At its core, the Moody diagram plots the Darcy friction factor on the vertical axis against Reynolds number on the horizontal axis, spanning laminar, transitional, and turbulent flow regimes. Each curve on the chart represents a different relative roughness ε/D, where ε is the absolute roughness and D is the inside diameter. Because pressure drop due to friction is proportional to the friction factor, selecting the proper curve for your pipe material can dramatically alter project economics. Engineers who master this visualization can make rapid decisions about whether to specify smoother piping, alter fluid speed, or add headroom in pump selection.
Understanding Reynolds Number and Flow Regimes
The Reynolds number (Re = VD/ν) compares inertial forces to viscous forces in a flowing fluid. When Re is below roughly 2000 the flow is laminar, which means viscous forces dominate and fluid particles move in orderly layers. In this region, the friction factor is analytically equal to 64/Re, allowing quick calculations without the Moody chart. Between 2000 and 4000, the flow transitions and even small disturbances can trigger oscillations, so engineers use conservative design margins. Above about 4000, turbulence sets in and the friction factor becomes a more complex function of both Re and relative roughness.
Turbulent flow requires iterative methods such as the Colebrook-White equation or explicit correlations like Swamee-Jain. The Colebrook-White formulation, which the calculator uses, solves 1/√f = -2 log10(ε/(3.7D) + 2.51/(Re√f)). Although it demands an iterative numeric root-finding step, it is accepted worldwide because it aligns almost perfectly with the original Moody chart experiments.
How Relative Roughness Shapes the Moody Diagram
Relative roughness describes how prominent the interior bumps and pits are when compared to the overall pipe diameter.

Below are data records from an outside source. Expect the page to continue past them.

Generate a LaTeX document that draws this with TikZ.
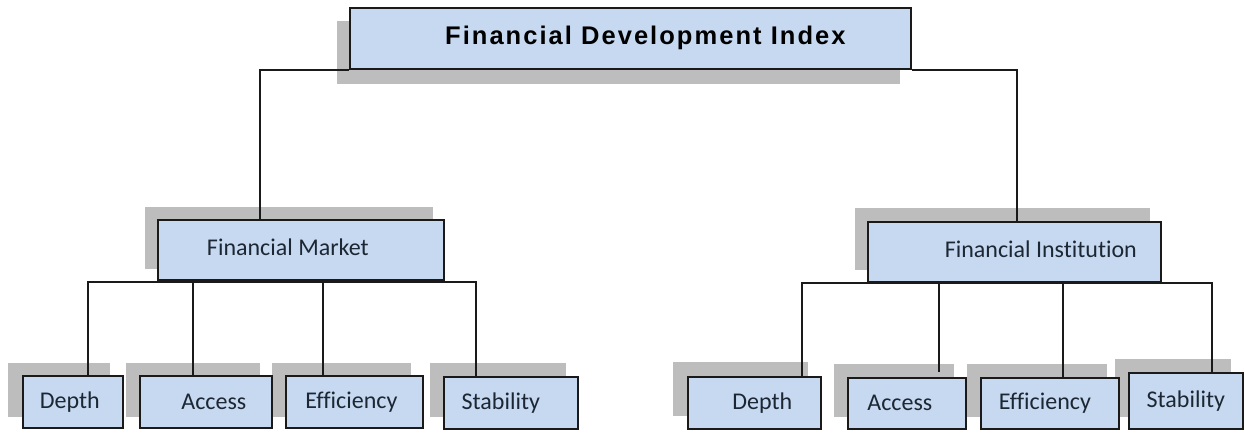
\documentclass[tikz,border=0pt]{standalone}
\usepackage{fontspec}
\setmainfont[Ligatures=NoCommon]{Carlito}
\newfontfamily\titlefont[LetterSpace=8]{Liberation Sans}
\usetikzlibrary{calc}
\definecolor{boxfill}{HTML}{C6D9F1}
\definecolor{shadowc}{HTML}{BDBDBD}
\definecolor{edgec}{HTML}{1A1A1A}
\definecolor{txtc}{HTML}{1C2733}
\pgfdeclarelayer{shadow}
\pgfdeclarelayer{lines}
\pgfsetlayers{shadow,lines,main}
\tikzset{
  box/.style={draw=edgec, line width=1.7pt, fill=boxfill, anchor=north west, inner sep=0pt,
    text=txtc, font=\fontsize{24}{28}\selectfont},
  conn/.style={draw=edgec, line width=1.8pt},
}
\newcommand{\boxshadow}[3]{%
  \begin{pgfonlayer}{shadow}
  \fill[shadowc] ($(#1.north west)+(#2,#3)$) rectangle ($(#1.south east)+(#2,#3)$);
  \end{pgfonlayer}}
\begin{document}
\begin{tikzpicture}[x=1pt,y=-1pt]
\useasboundingbox (0,0) rectangle (1244,432);
% top
\node[box, minimum width=561pt, minimum height=61pt, text=black,
  font=\titlefont\bfseries\fontsize{25.5}{28}\selectfont] (top) at (349,7) {\hspace*{30pt}Financial Development Index};
\boxshadow{top}{-12}{14}
% middle
\node[box, minimum width=286pt, minimum height=60pt] (fm) at (157,219) {\hspace*{-26pt}\raisebox{5pt}{Financial Market}};
\boxshadow{fm}{-12}{-12}
\node[box, minimum width=293pt, minimum height=60pt] (fi) at (867,221) {\hspace*{53pt}\raisebox{5pt}{Financial Institution}};
\boxshadow{fi}{-12}{-13}
% bottom left
\node[box, minimum width=100pt, minimum height=52pt] (d1) at (22,375) {\hspace*{-6pt}Depth};
\boxshadow{d1}{-14}{-12}
\node[box, minimum width=132pt, minimum height=52pt] (a1) at (139,375) {\hspace*{16pt}Access};
\boxshadow{a1}{-13}{-12}
\node[box, minimum width=137pt, minimum height=52pt] (e1) at (285,375) {\hspace*{-6pt}Efficiency};
\boxshadow{e1}{-13}{-12}
\node[box, minimum width=134pt, minimum height=52pt] (s1) at (443,376) {\hspace*{-20pt}Stability};
\boxshadow{s1}{-13}{-13}
% bottom right
\node[box, minimum width=133pt, minimum height=52pt] (d2) at (687,376) {\hspace*{16pt}Depth};
\boxshadow{d2}{-14}{-14}
\node[box, minimum width=118pt, minimum height=51pt] (a2) at (847,377) {\hspace*{-14pt}Access};
\boxshadow{a2}{-13}{-13}
\node[box, minimum width=138pt, minimum height=51pt] (e2) at (980,377) {\hspace*{-10pt}Efficiency};
\boxshadow{e2}{-13}{-13}
\node[box, minimum width=114pt, minimum height=56pt] (s2) at (1128,372) {\raisebox{3pt}{Stability}};
\boxshadow{s2}{-13}{-13}
% connectors
\begin{pgfonlayer}{lines}
\draw[conn] ($(fm.north west)+(103,0)$) |- (top.south west);
\draw[conn] (top.south east) -| ($(fi.north)+(3,0)$);
\coordinate (lb) at ($(fm.south)+(0,1)$);
\draw[conn] ($(d1.north)+(15,0)$) |- (lb) -| ($(s1.north)+(-35,0)$);
\draw[conn] ($(a1.north)+(-13,0)$) coordinate (ta1) -- (ta1 |- lb);
\draw[conn] ($(e1.north)+(-31.5,0)$) coordinate (te1) -- (te1 |- lb);
\coordinate (rb) at (fi.south);
\draw[conn] ($(d2.north)+(47.5,0)$) |- (rb) -| ($(s2.north)+(26,0)$);
\draw[conn] ($(a2.north)+(32,-5)$) coordinate (ta2) -- (ta2 |- rb);
\draw[conn] ($(e2.north)+(13,0)$) coordinate (te2) -- (te2 |- rb);
\end{pgfonlayer}
\end{tikzpicture}
\end{document}
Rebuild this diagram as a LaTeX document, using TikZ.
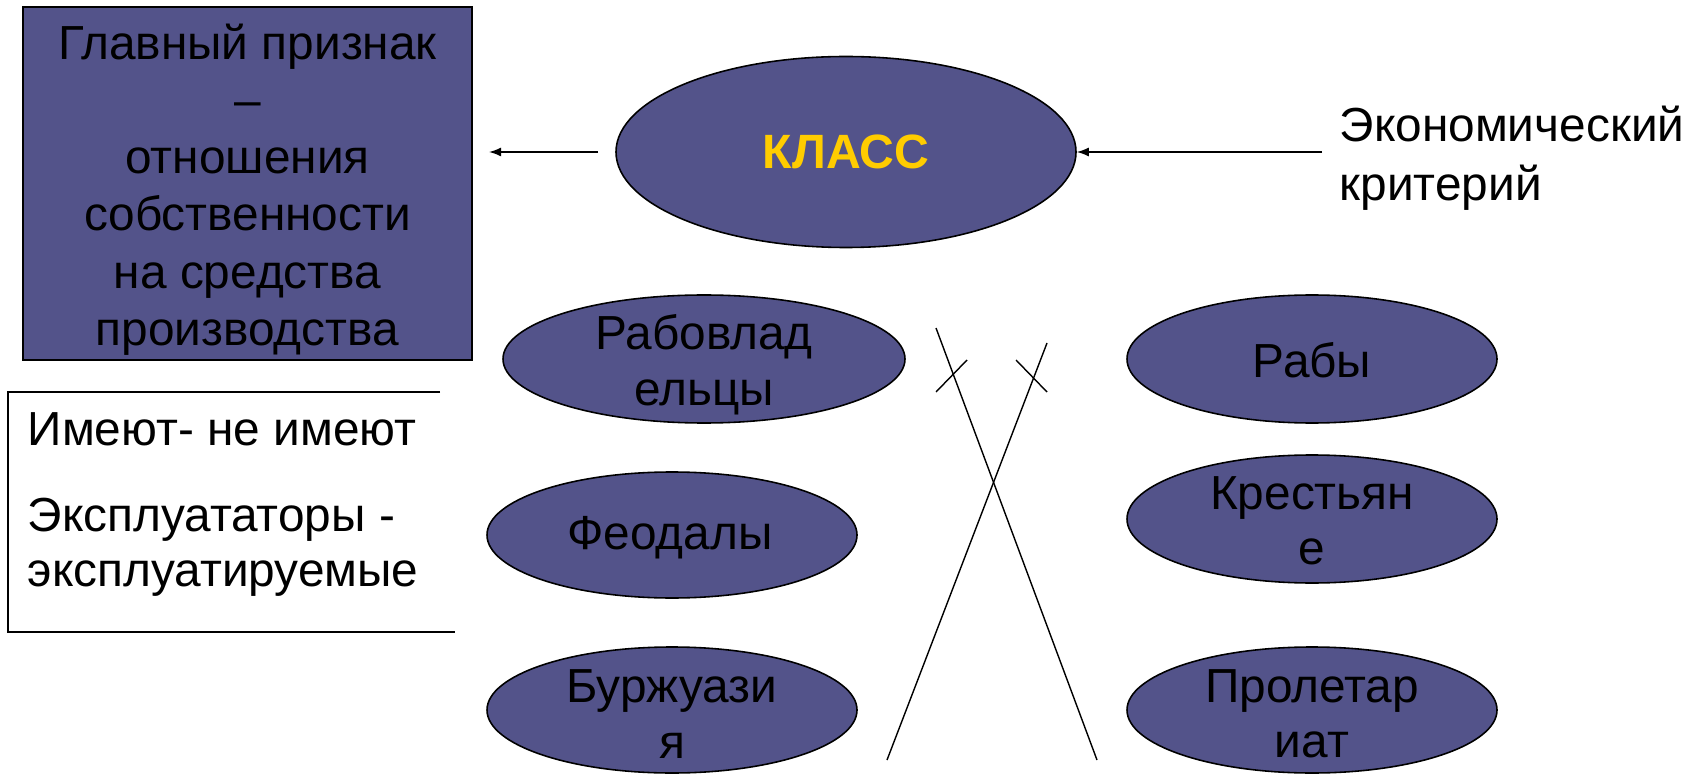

A relative roughness of 0.00001 indicates an almost polished tube, while values above 0.001 indicate visibly rough infrastructure such as old cast iron or corroded steel. The Moody diagram uses relative roughness curves because turbulent boundary layers interact with surface geometry differently depending on how tightly the flow hugs the wall. Smooth pipes allow the viscous sublayer to damp turbulent eddies, lowering the friction factor, whereas rough pipes disrupt that layer and elevate losses.
Modern engineers may not keep a printed Moody chart above their desks, but the same physics govern computational tools. Incorporating relative roughness ensures digital calculators remain traceable to field performance and the expectations of codes or standards.
Step-by-Step Workflow for Using the Calculator
- Measure or estimate the fluid velocity, inside diameter, and kinematic viscosity. For water at 20 °C, ν is about 1.004 × 10⁻⁶ m²/s.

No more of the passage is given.